• _Problem details_: Across the listing below, how many lines hold "standalone"? Reply with the number by itself.

-- Begin Data for this exercise --

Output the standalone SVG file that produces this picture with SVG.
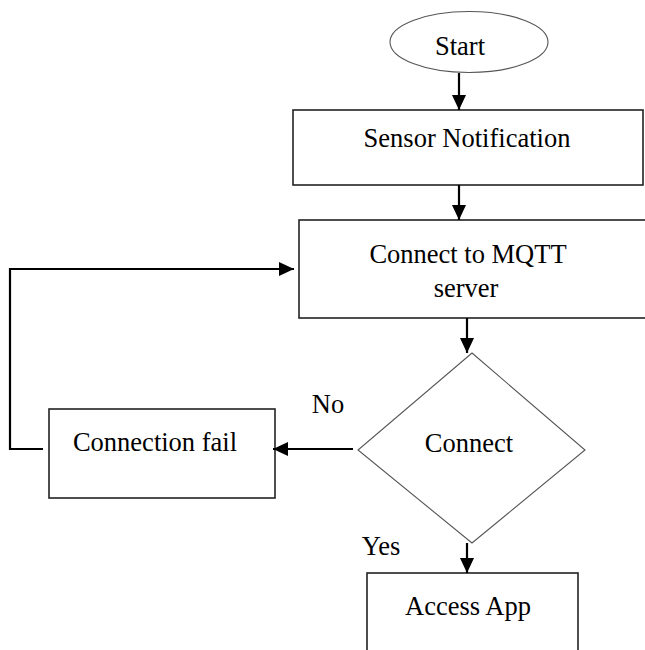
<svg xmlns="http://www.w3.org/2000/svg" width="645" height="650" viewBox="0 0 645 650">
<defs>
<marker id="ah" markerUnits="userSpaceOnUse" markerWidth="15" markerHeight="14" refX="15" refY="7" orient="auto">
<path d="M0,0 L15,7 L0,14 z" fill="#000"/>
</marker>
<style>
.box{fill:#fff;stroke:#222;stroke-width:1.6}
.thin{fill:#fff;stroke:#555;stroke-width:1.1}
.t{font-family:"Liberation Serif","Times New Roman",serif;font-size:26.5px;fill:#000;text-anchor:middle}
.c{fill:none;stroke:#000;stroke-width:2.2}
</style>
</defs>
<rect width="645" height="650" fill="#fff"/>
<g id="start">
<ellipse class="thin" cx="469" cy="42" rx="79" ry="30.5"/>
<text class="t" x="460" y="55">Start</text>
</g>
<g id="sensor">
<rect class="box" x="293" y="110" width="350" height="75"/>
<text class="t" x="467" y="147">Sensor Notification</text>
</g>
<g id="mqtt">
<rect class="box" x="299" y="220" width="360" height="98"/>
<text class="t" x="468" y="263">Connect to MQTT</text>
<text class="t" x="466" y="297">server</text>
</g>
<g id="decision">
<polygon class="thin" points="472,353 585,450 472,543 358,450"/>
<text class="t" x="469" y="452">Connect</text>
</g>
<g id="fail">
<rect class="box" x="49" y="409" width="226" height="89"/>
<text class="t" x="155" y="451">Connection fail</text>
</g>
<g id="access">
<rect class="box" x="367" y="573" width="211" height="90"/>
<text class="t" x="468" y="615">Access App</text>
</g>
<g id="connectors">
<line class="c" x1="459" y1="73" x2="459" y2="110" marker-end="url(#ah)"/>
<line class="c" x1="459" y1="185" x2="459" y2="220" marker-end="url(#ah)"/>
<line class="c" x1="467" y1="318" x2="467" y2="353" marker-end="url(#ah)"/>
<line class="c" x1="467" y1="543" x2="467" y2="573" marker-end="url(#ah)"/>
<line class="c" x1="353" y1="449" x2="273" y2="449" marker-end="url(#ah)"/>
<path class="c" d="M43,449 H10 V269 H294" marker-end="url(#ah)"/>
<text class="t" x="328" y="413">No</text>
<text class="t" x="381" y="555">Yes</text>
</g>
</svg>
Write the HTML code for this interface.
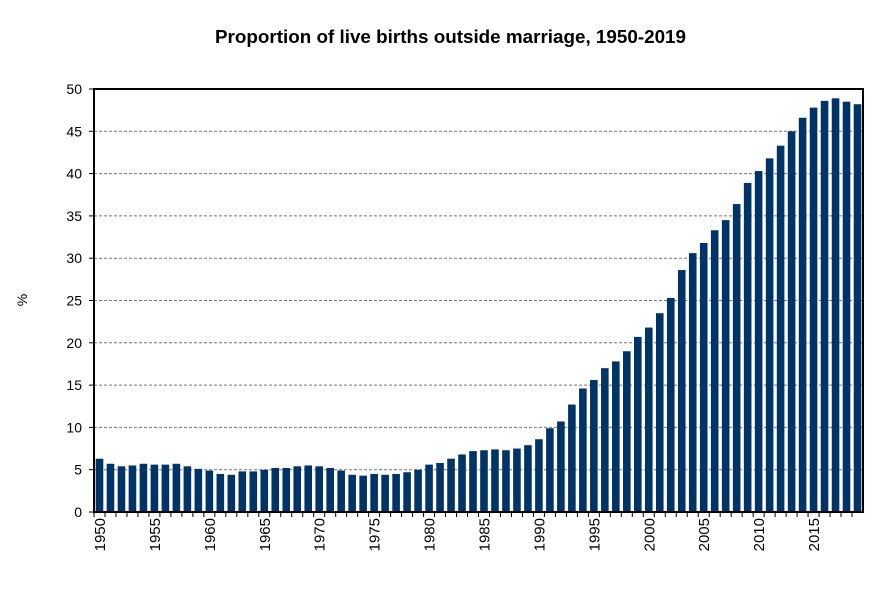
<!DOCTYPE html>
<html><head><meta charset="utf-8"><style>
body{margin:0;background:#fff;font-family:"Liberation Sans",Arial,sans-serif}
svg text{font-family:"Liberation Sans",Arial,sans-serif}
</style></head><body>
<svg id="c" width="890" height="593" xmlns="http://www.w3.org/2000/svg">
<text x="215" y="43" font-size="18.5" font-weight="bold" textLength="471" lengthAdjust="spacingAndGlyphs">Proportion of live births outside marriage, 1950-2019</text>
<text transform="translate(27,300) rotate(-90)" text-anchor="middle" font-size="14">%</text>
<g id="grid"></g><g id="bars"></g><g id="axes"></g>
</svg>
<script>
const years=[];for(let y=1950;y<=2019;y++)years.push(y);
const values=[6.3,5.7,5.4,5.5,5.7,5.6,5.6,5.7,5.4,5.1,4.9,4.5,4.4,4.8,4.8,5.0,5.2,5.2,5.4,5.5,5.4,5.2,4.9,4.4,4.3,4.5,4.4,4.5,4.7,5.0,5.6,5.8,6.3,6.8,7.2,7.3,7.4,7.3,7.5,7.9,8.6,9.9,10.7,12.7,14.6,15.6,17.0,17.8,19.0,20.7,21.8,23.5,25.3,28.6,30.6,31.8,33.3,34.5,36.4,38.9,40.3,41.8,43.3,45.0,46.6,47.8,48.6,48.9,48.5,48.2];
const yTicks=[0,5,10,15,20,25,30,35,40,45,50];
const L=94,R=863,T=89,B=512,NS="http://www.w3.org/2000/svg";
const slot=(R-L)/years.length;
const bw=7.6;
const y=v=>B-(v/50)*(B-T);
const x=i=>L+i*slot;
function mk(t,a,p){const e=document.createElementNS(NS,t);for(const k in a)e.setAttribute(k,a[k]);p.appendChild(e);return e;}
const g=document.getElementById('grid'),b=document.getElementById('bars'),ax=document.getElementById('axes');
yTicks.forEach(v=>{
 if(v>0&&v<50){const l=mk('line',{x1:L,x2:R,y1:y(v),y2:y(v),stroke:'#777','stroke-dasharray':'3,2','stroke-width':1},g);
 
 }
 const t=mk('text',{x:L-12,y:y(v)+5,'text-anchor':'end','font-size':14},ax);t.textContent=v;
 
 
 mk('line',{x1:L-5,x2:L,y1:y(v),y2:y(v),stroke:'#000'},ax);
});
values.forEach((v,i)=>{
 const r=mk('rect',{x:x(i)+(slot-bw)/2,y:y(v),width:bw,height:B-y(v),fill:'#003366'},b);
 
 
 mk('line',{x1:x(i),x2:x(i),y1:B,y2:B+5,stroke:'#000'},ax);
 if(years[i]%5===0){const t=mk('text',{transform:`translate(${x(i)+slot/2+5.5},${B+6}) rotate(-90)`,'text-anchor':'end','font-size':15},ax);t.textContent=years[i];
 
 }
});
const f=mk('rect',{x:L,y:T,width:R-L,height:B-T,fill:'none',stroke:'#000','stroke-width':2},ax);


</script>
</body></html>
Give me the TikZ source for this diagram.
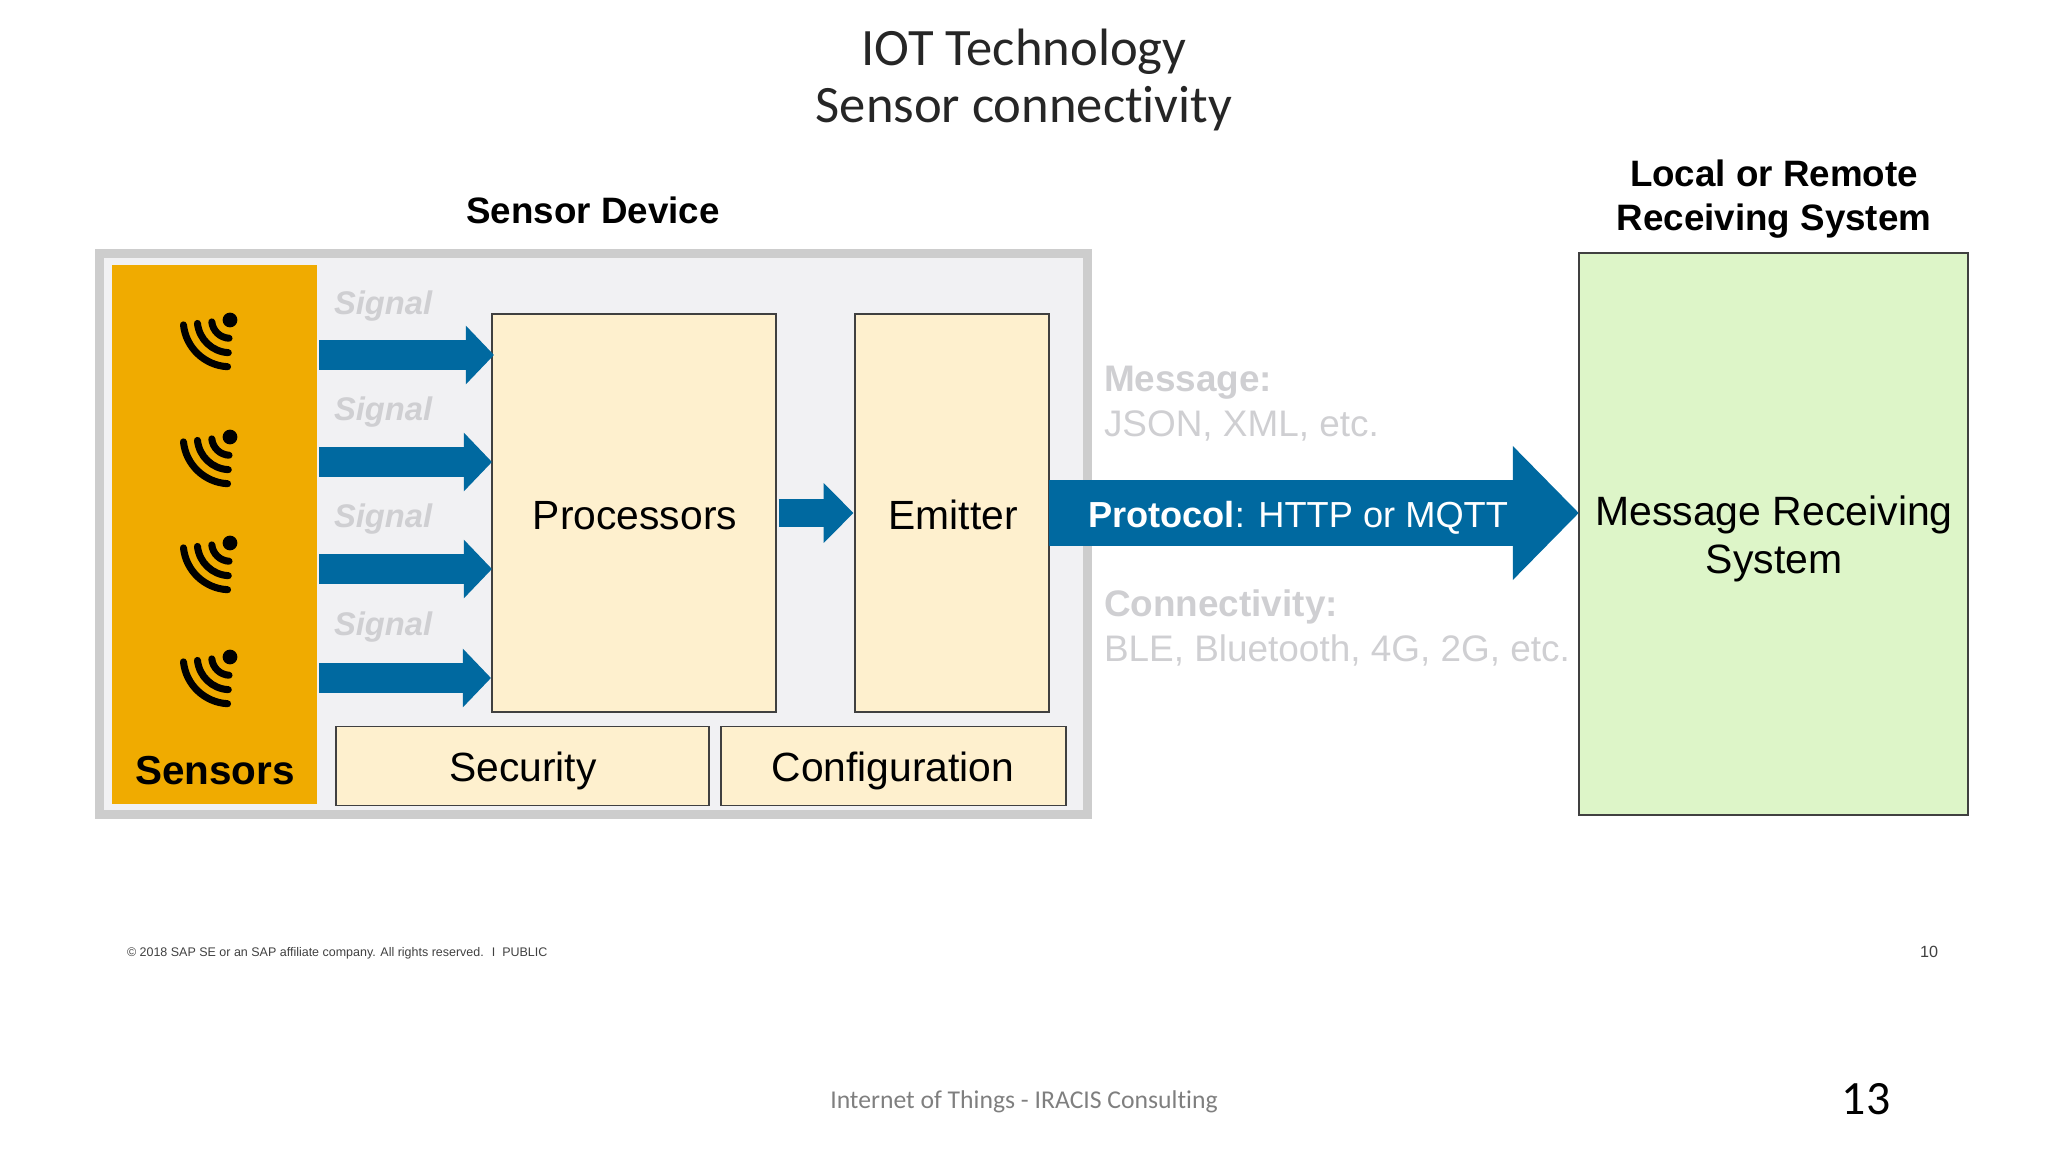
\documentclass[tikz,border=0pt]{standalone}
\usepackage{fontspec}
\setmainfont{Liberation Sans}
\newfontfamily\slidefont[Ligatures=NoCommon]{Carlito}
\usetikzlibrary{arrows.meta}
\definecolor{sapblue}{HTML}{0069A0}
\definecolor{sensorfill}{HTML}{F0AB00}
\definecolor{boxfill}{HTML}{FEF0CE}
\definecolor{recvfill}{HTML}{DDF5C8}
\definecolor{framefill}{HTML}{F1F1F3}
\definecolor{frameline}{HTML}{CDCDCD}
\definecolor{hinttext}{HTML}{CFCFD2}
\definecolor{foottext}{HTML}{7F7F7F}
\tikzset{
    x=0.01cm,y=0.01cm,
    flat/.style={inner sep=0pt,outer sep=0pt},
    box/.style={flat,draw=black!75,line width=0.4pt,fill=boxfill,align=center},
    boxtext/.style={flat,align=center,font=\fontsize{11.6}{13.7}\selectfont},
    sigarrow/.style={draw=sapblue,line width=8.25pt,-{Triangle[length=8pt,width=16.2pt,sep=0pt]},sapblue},
    hint/.style={flat,anchor=west,text=hinttext,font=\fontsize{10.5}{12}\selectfont},
    hintbold/.style={hint,font=\fontsize{10.5}{12}\selectfont\bfseries},
    signal/.style={flat,anchor=west,text=hinttext,font=\fontsize{9.3}{11}\selectfont\bfseries\itshape},
    heading/.style={flat,align=center,font=\fontsize{10.45}{12.5}\selectfont\bfseries},
    waves/.pic={
        \fill (0,0) circle[radius=2.1pt];
        \draw[line width=2pt,line cap=round]
            (186:13.3pt) arc[start angle=186,end angle=267,radius=13.3pt]
            (186:9.3pt) arc[start angle=186,end angle=267,radius=9.3pt]
            (186:5.2pt) arc[start angle=186,end angle=267,radius=5.2pt];
    }
}
\begin{document}
\begin{tikzpicture}
    \useasboundingbox (0,0) rectangle (2048,-1152);
    % slide title
    \node[flat,align=center,text=black!85,font=\slidefont\fontsize{14.95}{16.4}\selectfont] (title) at (1024,-80) {IOT Technology\\Sensor connectivity};
    % device frame
    \node[flat,draw=frameline,line width=2.56pt,fill=framefill,minimum width=9.88cm,minimum height=5.61cm] (device) at (593.5,-534) {};
    \node[heading] (devicehead) at (593,-210) {Sensor Device};
    \node[heading] (recvhead) at (1774,-199) {Local or Remote\\Receiving System};
    % sensors column
    \node[flat,fill=sensorfill,minimum width=2.05cm,minimum height=5.39cm] (sensors) at (214.5,-534.5) {};
    \node[flat,font=\fontsize{11.5}{13}\selectfont\bfseries] (sensorlabel) at (215,-771) {Sensors};
    % boxes
    \node[box,minimum width=2.84cm,minimum height=3.98cm] (proc) at (634,-513) {};
    \node[boxtext] (proclabel) at (635,-516) {Processors};
    \node[box,minimum width=1.94cm,minimum height=3.98cm] (emit) at (952,-513) {};
    \node[boxtext] (emitlabel) at (953,-515) {Emitter};
    \node[box,minimum width=3.73cm,minimum height=0.79cm] (sec) at (522.5,-766) {};
    \node[boxtext] (seclabel) at (523,-771) {Security};
    \node[box,minimum width=3.45cm,minimum height=0.79cm] (conf) at (893.5,-766) {};
    \node[boxtext] (conflabel) at (893,-771) {Configuration};
    \node[flat,draw=black!75,line width=0.4pt,fill=recvfill,minimum width=3.89cm,minimum height=5.62cm] (recv) at (1773.5,-534) {};
    \node[flat,align=center,font=\fontsize{11.65}{13.7}\selectfont] (recvlabel) at (1774,-539) {Message Receiving\\System};
    % signals
    \foreach \i/\ya/\yb/\yc/\xt in {1/320/306/355/494,2/437/412/462/492,3/543/519/569/492,4/657/627/678/491}{
        \pic at (230,-\ya) {waves};
        \node[signal] (signal\i) at (334,-\yb) {Signal};
        \coordinate (from\i) at (319,-\yc);
        \coordinate (to\i) at (\xt,-\yc);
        \draw[sigarrow] (from\i) -- (to\i);
    }
    \draw[sigarrow,line width=8pt,-{Triangle[length=8.5pt,width=16.5pt]},shorten <=0.7pt,shorten >=0.4pt] (proc.east) -- (emit.west);
    \draw[sigarrow,line width=18.6pt,-{Triangle[length=18.8pt,width=37pt]}] (emit.east) -- (recv.west |- emit.east);
    \node[flat,text=white,font=\fontsize{10.3}{12}\selectfont] (proto) at (1298,-518) {\textbf{Protocol}: HTTP or MQTT};
    % side notes
    \node[hintbold] (msghead) at (1104,-383) {Message:};
    \node[hint] (msgtext) at (1104,-426) {JSON, XML, etc.};
    \node[hintbold] (connhead) at (1104,-607) {Connectivity:};
    \node[hint] (conntext) at (1104,-650) {BLE, Bluetooth, 4G, 2G, etc.};
    % footers
    \node[flat,anchor=west,text=black!75,font=\fontsize{3.55}{4.5}\selectfont] (legal) at (127,-953) {© 2018 SAP SE or an SAP affiliate company. All rights reserved. \ I \ PUBLIC};
    \node[flat,text=black!75,font=\fontsize{4.6}{5}\selectfont] (innerpage) at (1929,-952) {10};
    \node[flat,text=foottext,font=\slidefont\fontsize{7.3}{8}\selectfont] (footer) at (1024,-1102) {Internet of Things - IRACIS Consulting};
    \node[flat,font=\slidefont\fontsize{13.6}{14}\selectfont] (pagenum) at (1866,-1099) {13};
\end{tikzpicture}
\end{document}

-- End Data for this exercise --

• _Response to the task_: 2